Africa, with 30% of the world's critical mineral reserves, is a target for many, including Gulf states. Following moves by Saudi Arabia and the United Arab Emirates, Qatar is now making its own push into the sector.
In August 2025, Sheikh Al Mansour Bin Jabor Bin Jassim Al Thani, a cousin of Qatar's Emir, unveiled a $100 billion investment plan following a tour of ten African nations. Through his fund, Al Mansour Holding, he signed agreements spanning several strategic sectors, including mining. While specific projects remain to be defined, Doha is clearly targeting the continent's mineral wealth to diversify its economy and enhance its influence in the global race for critical resources.
The announcements rolled out from Lusaka to Kinshasa, with staggering sums: $19 billion promised in Zambia, $12 billion in Botswana, $20 billion in Mozambique, $21 billion in the Democratic Republic of Congo (DRC), and $19 billion in Zimbabwe. These massive figures lacked details on disbursement methods and timelines. The agreements cover agriculture, tourism, infrastructure, energy, and mining, with Qatar's interest in Africa's subsoil becoming increasingly apparent, a focus confirmed this week.

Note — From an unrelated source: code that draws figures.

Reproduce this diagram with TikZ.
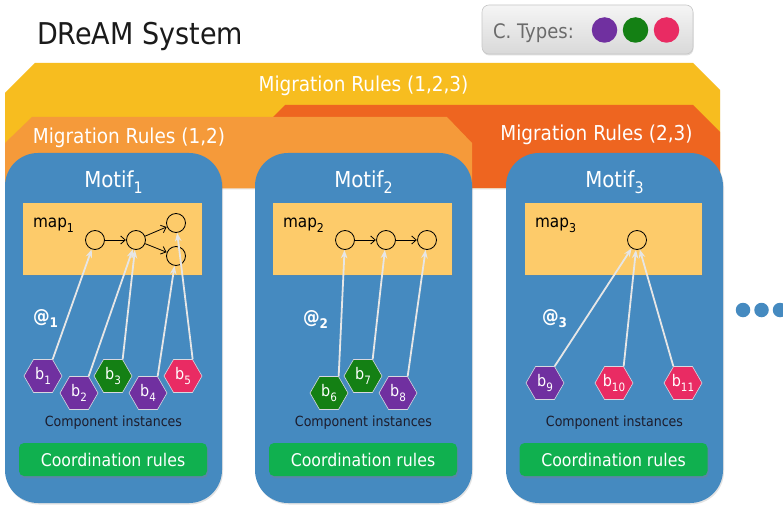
\documentclass[tikz,border=0pt]{standalone}
\usepackage{fontspec}
\setmainfont{DejaVu Sans}[FakeStretch=0.9]
\usepackage{graphicx}
\usetikzlibrary{shapes.geometric,arrows.meta,shadows}

\definecolor{bandyellow}{HTML}{F7BD1F}
\definecolor{bandorange}{HTML}{F59A3A}
\definecolor{banddark}{HTML}{EE6520}
\definecolor{motifblue}{HTML}{458AC0}
\definecolor{mapyellow}{HTML}{FDCB6A}
\definecolor{coordgreen}{HTML}{10B04F}
\definecolor{cpurple}{HTML}{7030A0}
\definecolor{cgreen}{HTML}{148014}
\definecolor{cpink}{HTML}{E92B63}
\definecolor{linegray}{HTML}{E6E6E6}
\definecolor{hexedge}{HTML}{D8D8E0}
\definecolor{titleblack}{HTML}{1A1A1A}
\definecolor{typegray}{HTML}{6B6B6B}
\definecolor{instdark}{HTML}{1C1C2C}

% font size in points (one point is one pixel of the drawing)
\newcommand\pxfont[1]{\fontsize{#1}{#1}\selectfont}
% lowered, reduced index
\newcommand\lowsub[1]{\raisebox{-0.3em}{\scalebox{0.72}{#1}}}

\begin{document}
\begin{tikzpicture}[x=1pt,y=-1pt,
  txt/.style={inner sep=0pt, outer sep=0pt},
  bandtext/.style={txt, text=white, font=\pxfont{20.5}, anchor=base},
  motifbox/.style={fill=motifblue, rounded corners=33pt, minimum width=217pt,
    minimum height=350pt, inner sep=0pt,
    drop shadow={opacity=0.22, shadow xshift=1pt, shadow yshift=-1.5pt}},
  motiftitle/.style={txt, text=white, font=\pxfont{22}, anchor=base},
  mapbox/.style={fill=mapyellow, minimum width=179pt, minimum height=72pt, inner sep=0pt,
    drop shadow={opacity=0.2, shadow xshift=1pt, shadow yshift=-1pt}},
  maplabel/.style={txt, text=black, font=\pxfont{17}, anchor=base west},
  st/.style={circle, draw=black, line width=0.8pt, minimum size=19pt, inner sep=0pt},
  flow/.style={draw=black, line width=0.8pt, -{Straight Barb[length=4.5pt,width=8pt]},
    shorten >=0.3pt},
  hexa/.style={regular polygon, regular polygon sides=6, minimum size=38pt, inner sep=0pt,
    draw=hexedge, line width=0.6pt, text=white, font=\pxfont{16}},
  inst/.style={draw=linegray, line width=1.8pt, -{Stealth[length=8.5pt,width=6.5pt]}},
  atlabel/.style={txt, text=white, font=\bfseries\pxfont{18.5}, anchor=base west},
  instlabel/.style={txt, text=instdark, font=\pxfont{14}, anchor=base},
  coordbox/.style={fill=coordgreen, rounded corners=5pt, minimum width=188pt,
    minimum height=33pt, inner sep=0pt, text=white, font=\pxfont{17.5},
    drop shadow={opacity=0.35, shadow xshift=1pt, shadow yshift=-2pt}},
  typedot/.style={circle, minimum size=25.5pt, inner sep=0pt},
  moredot/.style={circle, fill=motifblue, minimum size=14.5pt, inner sep=0pt}
]
\useasboundingbox (0,0) rectangle (783,505);
\fill[white] (0,0) rectangle (783,505);

% title
\node[txt, anchor=base west, text=titleblack, font=\pxfont{30}] (title) at (37,45) {DReAM System};

% component type legend
\node[rounded corners=7pt, minimum width=211pt, minimum height=49pt, inner sep=0pt,
  top color=white!96!black, bottom color=white!85!black, draw=white!78!black, line width=0.6pt,
  drop shadow={opacity=0.25, shadow xshift=0.5pt, shadow yshift=-1.5pt}] (legend) at (587.5,29.5) {};
\node[txt, anchor=base west, text=typegray, font=\pxfont{20}] (ctypes) at (493,39) {C. Types:};
\node[typedot, fill=cpurple] (tpurple) at (604.5,30) {};
\node[typedot, fill=cgreen] (tgreen) at (635.5,30) {};
\node[typedot, fill=cpink] (tpink) at (666.5,30) {};

% migration rule bands
\fill[bandyellow, drop shadow={opacity=0.15, shadow xshift=0pt, shadow yshift=-1.5pt}]
  (5,93) -- (35,63) -- (693,63) -- (720,90) -- (720,188) -- (5,188) -- cycle;
\fill[banddark] (285,105) -- (693,105) -- (720,132) -- (720,188) -- (202,188) -- cycle;
\fill[bandorange] (5,143) -- (32,117) -- (447,117) -- (472,143) -- (472,188) -- (5,188) -- cycle;
\node[bandtext] (r123) at (363.5,92) {Migration Rules (1,2,3)};
\node[bandtext] (r12) at (129,143) {Migration Rules (1,2)};
\node[bandtext] (r23) at (596.5,141) {Migration Rules (2,3)};

% motif containers
\node[motifbox] (m1) at (113.5,328) {};
\node[motifbox] (m2) at (363.5,328) {};
\node[motifbox] (m3) at (614.5,328) {};
\node[motiftitle] (t1) at (113.5,187) {Motif\lowsub{1}};
\node[motiftitle] (t2) at (363.5,187) {Motif\lowsub{2}};
\node[motiftitle] (t3) at (614.5,187) {Motif\lowsub{3}};

% maps
\node[mapbox] (map1) at (112.5,239) {};
\node[mapbox] (map2) at (362.5,239) {};
\node[mapbox, minimum width=177pt] (map3) at (613.5,239) {};
\node[maplabel] (ml1) at (33,227) {map\lowsub{1}};
\node[maplabel] (ml2) at (283,227) {map\lowsub{2}};
\node[maplabel] (ml3) at (535,227) {map\lowsub{3}};

% map states
\node[st] (c11) at (95,240) {};
\node[st] (c12) at (136,240) {};
\node[st] (c13) at (176,223) {};
\node[st] (c14) at (176,256) {};
\node[st] (c21) at (345,240) {};
\node[st] (c22) at (386,240) {};
\node[st] (c23) at (427,240) {};
\node[st] (c31) at (637,240) {};
\draw[flow] (c11) -- (c12);
\draw[flow] (c12) -- (c13);
\draw[flow] (c12) -- (c14);
\draw[flow] (c21) -- (c22);
\draw[flow] (c22) -- (c23);

% placement labels
\node[atlabel] (at1) at (33,322) {@\lowsub{1}};
\node[atlabel] (at2) at (303,323) {@\lowsub{2}};
\node[atlabel] (at3) at (542,322) {@\lowsub{3}};

% component instances
\node[hexa, fill=cpurple] (b1) at (43,376) {b\lowsub{1}};
\node[hexa, fill=cpurple] (b2) at (79,393) {b\lowsub{2}};
\node[hexa, fill=cgreen] (b3) at (113,376) {b\lowsub{3}};
\node[hexa, fill=cpurple] (b4) at (148,393) {b\lowsub{4}};
\node[hexa, fill=cpink] (b5) at (183,376) {b\lowsub{5}};
\node[hexa, fill=cgreen] (b6) at (329,393) {b\lowsub{6}};
\node[hexa, fill=cgreen] (b7) at (363,376) {b\lowsub{7}};
\node[hexa, fill=cpurple] (b8) at (398,393) {b\lowsub{8}};
\node[hexa, fill=cpurple] (b9) at (545,383) {b\lowsub{9}};
\node[hexa, fill=cpink] (b10) at (614,383) {b\lowsub{10}};
\node[hexa, fill=cpink] (b11) at (683,383) {b\lowsub{11}};

% mapping of instances onto states
\draw[inst] (b1.60) -- (c11);
\draw[inst] (b2.60) -- (c12);
\draw[inst] (b3.60) -- (c12);
\draw[inst] (b4.60) -- (c14);
\draw[inst] (b5.60) -- (c13);
\draw[inst] (b6.60) -- (c21);
\draw[inst] (b7.60) -- (c22);
\draw[inst] (b8.60) -- (c23);
\draw[inst] (b9.60) -- (c31);
\draw[inst] (b10.60) -- (c31);
\draw[inst] (b11.120) -- (c31);

\node[instlabel] (i1) at (113.5,426.5) {Component instances};
\node[instlabel] (i2) at (363.5,426.5) {Component instances};
\node[instlabel] (i3) at (614.5,426.5) {Component instances};

% coordination rules
\node[coordbox] (cr1) at (113,459.5) {Coordination rules};
\node[coordbox] (cr2) at (363,459.5) {Coordination rules};
\node[coordbox] (cr3) at (613.5,459.5) {Coordination rules};

% further motifs
\node[moredot] (d1) at (743,310) {};
\node[moredot] (d2) at (761.5,310) {};
\node[moredot] (d3) at (780,310) {};
\end{tikzpicture}
\end{document}
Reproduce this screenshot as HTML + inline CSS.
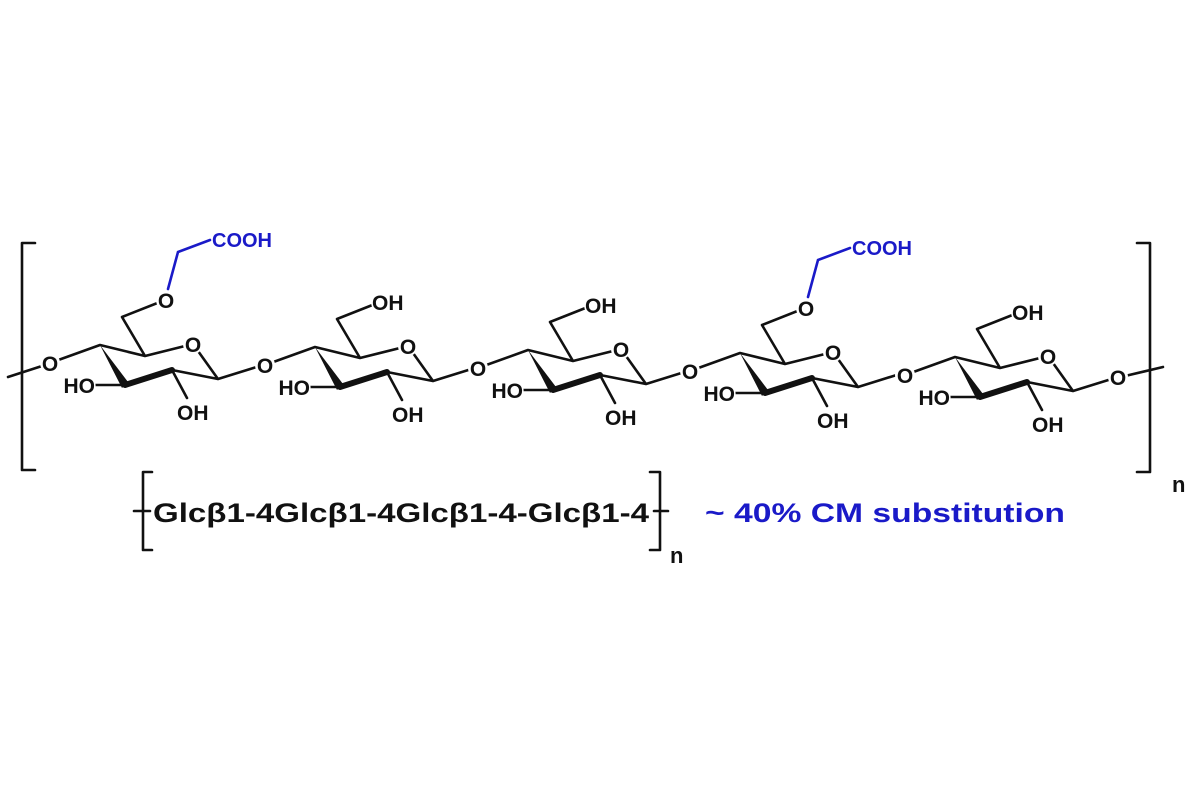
<!DOCTYPE html>
<html><head><meta charset="utf-8"><style>
html,body{margin:0;padding:0;background:#fff;}
svg{display:block}
text{font-family:"Liberation Sans",Arial,sans-serif;font-weight:bold;}
.a{font-size:21px;fill:#111;stroke:#fff;stroke-width:3px;paint-order:stroke;stroke-linejoin:round}
.b{stroke:#111;stroke-width:2.6;fill:none;stroke-linecap:round;stroke-linejoin:round}
.c{stroke:#1a1ac8;stroke-width:2.6;fill:none;stroke-linecap:round}
</style></head><body>
<svg width="1200" height="800" viewBox="0 0 1200 800" xmlns="http://www.w3.org/2000/svg">
<defs>
<g id="ring">
  <path class="b" d="M0,0 L50,-18 L95,-7 L143,-19 M143,-19 L168,16 L122,7 M95,-7 L72,-46 L115,-63 M168,16 L213,2 M75,22 L45,22 M122,7 L137,35"/>
  <polygon points="50,-18 72,25 78,19" fill="#111"/>
  <path d="M75,22 L122,7" stroke="#111" stroke-width="6" stroke-linecap="round"/>
  <circle cx="0" cy="0" r="10" fill="#fff"/>
  <circle cx="143" cy="-19" r="10" fill="#fff"/>
  <circle cx="116" cy="-63" r="10" fill="#fff"/>
</g>
</defs>

<!-- big brackets -->
<path class="b" d="M35,243 L22,243 L22,470 L35,470"/>
<path class="b" d="M1137,243 L1150,243 L1150,472 L1137,472"/>
<text x="1172" y="492" style="font-size:22px" fill="#111">n</text>

<path class="b" d="M8,377 L42,366"/>
<path class="b" d="M1125,376 L1163,367"/>

<!-- unit 1 -->
<g transform="translate(50,363)">
  <use href="#ring"/>
  <path class="c" d="M118,-74 L128,-111 L160,-123"/>
  <text class="a" x="0" y="8" text-anchor="middle">O</text>
  <text class="a" x="143" y="-11" text-anchor="middle">O</text>
  <text class="a" x="116" y="-55" text-anchor="middle">O</text>
  <text class="a" x="45" y="30" text-anchor="end">HO</text>
  <text class="a" x="127" y="57">OH</text>
  <text x="162" y="-116" style="font-size:20px" fill="#1a1ac8">COOH</text>
</g>
<!-- unit 2 -->
<g transform="translate(265,365)">
  <use href="#ring"/>
  <text class="a" x="0" y="8" text-anchor="middle">O</text>
  <text class="a" x="143" y="-11" text-anchor="middle">O</text>
  <text class="a" x="107" y="-55">OH</text>
  <text class="a" x="45" y="30" text-anchor="end">HO</text>
  <text class="a" x="127" y="57">OH</text>
</g>
<!-- unit 3 -->
<g transform="translate(478,368)">
  <use href="#ring"/>
  <text class="a" x="0" y="8" text-anchor="middle">O</text>
  <text class="a" x="143" y="-11" text-anchor="middle">O</text>
  <text class="a" x="107" y="-55">OH</text>
  <text class="a" x="45" y="30" text-anchor="end">HO</text>
  <text class="a" x="127" y="57">OH</text>
</g>
<!-- unit 4 -->
<g transform="translate(690,371)">
  <use href="#ring"/>
  <path class="c" d="M118,-74 L128,-111 L160,-123"/>
  <text class="a" x="0" y="8" text-anchor="middle">O</text>
  <text class="a" x="143" y="-11" text-anchor="middle">O</text>
  <text class="a" x="116" y="-55" text-anchor="middle">O</text>
  <text class="a" x="45" y="30" text-anchor="end">HO</text>
  <text class="a" x="127" y="57">OH</text>
  <text x="162" y="-116" style="font-size:20px" fill="#1a1ac8">COOH</text>
</g>
<!-- unit 5 -->
<g transform="translate(905,375)">
  <use href="#ring"/>
  <circle cx="213" cy="2" r="10" fill="#fff"/>
  <text class="a" x="0" y="8" text-anchor="middle">O</text>
  <text class="a" x="143" y="-11" text-anchor="middle">O</text>
  <text class="a" x="107" y="-55">OH</text>
  <text class="a" x="45" y="30" text-anchor="end">HO</text>
  <text class="a" x="127" y="57">OH</text>
  <text class="a" x="213" y="10" text-anchor="middle">O</text>
</g>

<!-- bottom formula -->
<path class="b" d="M152,472 L143,472 L143,550 L152,550"/>
<path class="b" d="M650,472 L660,472 L660,550 L650,550"/>
<path class="b" d="M134,511 L150,511 M654,511 L668,511"/>
<text x="153" y="522" style="font-size:27px" fill="#111" textLength="496" lengthAdjust="spacingAndGlyphs">Glcβ1-4Glcβ1-4Glcβ1-4-Glcβ1-4</text>
<text x="670" y="563" style="font-size:22px" fill="#111">n</text>
<text x="705" y="522" style="font-size:27px" fill="#1a1ac8" textLength="360" lengthAdjust="spacingAndGlyphs">~ 40% CM substitution</text>
</svg>
</body></html>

On September 17, the Qatar Investment Authority (QIA), the country's sovereign wealth fund, announced a $500 million investment in Ivanhoe Mines, which operates the DRC's largest copper mine. Besides the Kamoa-Kakula mine, the Vancouver-based company also controls the Kipushi zinc mine in the DRC and the Platreef platinum group metals project in South Africa. Once the transaction is complete, QIA will hold about 4% of Ivanhoe's capital and will explore other investment opportunities with the company.
Doha's interest extends beyond the DRC. Ivanhoe also has copper deposits in Angola and Zambia, Africa's second-largest copper producer. According to Mohammed Saif Al-Sowaidi, CEO of QIA, the goal is to support the company in sourcing and supplying essential minerals for the global energy transition. Following the lead of its Gulf neighbors, the United Arab Emirates and Saudi Arabia, Qatar aims to play a leading role in the acquisition of these resources, with Africa holding about one-third of the world's total.
Before Doha's entry into the Congolese mining sector, Abu Dhabi's International Resources Holding (IRH) signed an agreement in June 2025 to take control of the DRC's main tin mine. A year earlier, IRH made its first major move in the African mining sector, spending over $1 billion for a 51% stake in Zambia's Mopani copper assets.
A Stated Shift Away from Hydrocarbons
The map of countries visited by Sheikh Al Mansour partly overlaps with that of African nations rich in critical minerals. In addition to copper, Zambia and the DRC hold significant cobalt reserves. Botswana, the world's second-largest diamond producer, has seen its copper industry grow in recent years. Mozambique is Africa's top graphite producer, while Zimbabwe is the continental leader in lithium. All of these raw materials are crucial for producing batteries, electric vehicles, and for the solar and wind industries.
Mozambican President Daniel Chapo (left) with Sheikh Al Mansour Bin Jabor Bin Jassim Al Thani
Qatar's interest in these minerals is not new. In August 2024, QIA had already invested $180 million in TechMet, a U.S.-backed company that indirectly controls tin, tungsten, and tantalum assets in Rwanda. These investments come as the Qatari economy undergoes a strategic reorientation. Having become wealthy from oil and gas exports, the country is now seeking to diversify its revenue sources. Its National Development Strategy 2024-2030 sets a goal of achieving 4% annual non-hydrocarbon growth.
Making Good on the Promises
Africa's mineral wealth has long attracted players with agendas that don't always align with those of host countries. In recent years, however, African governments have increasingly insisted on local mineral processing and content as conditions for new operations. Initiatives such as lithium refining in Zimbabwe, copper foundries in Zambia and the DRC, and requirements for local companies to be involved in projects are now commonplace.
These are priorities that new investors, including Doha, cannot ignore, especially if they aim to position themselves as alternatives to China, the dominant player in critical minerals on both a continental and global scale. Sheikh Al Mansour's investment promises were presented as win-win partnerships. However, beyond the spectacular announcements, the success of Qatar's African offensive against Chinese competition and other established powers will depend on its ability to meet the demands for local value addition.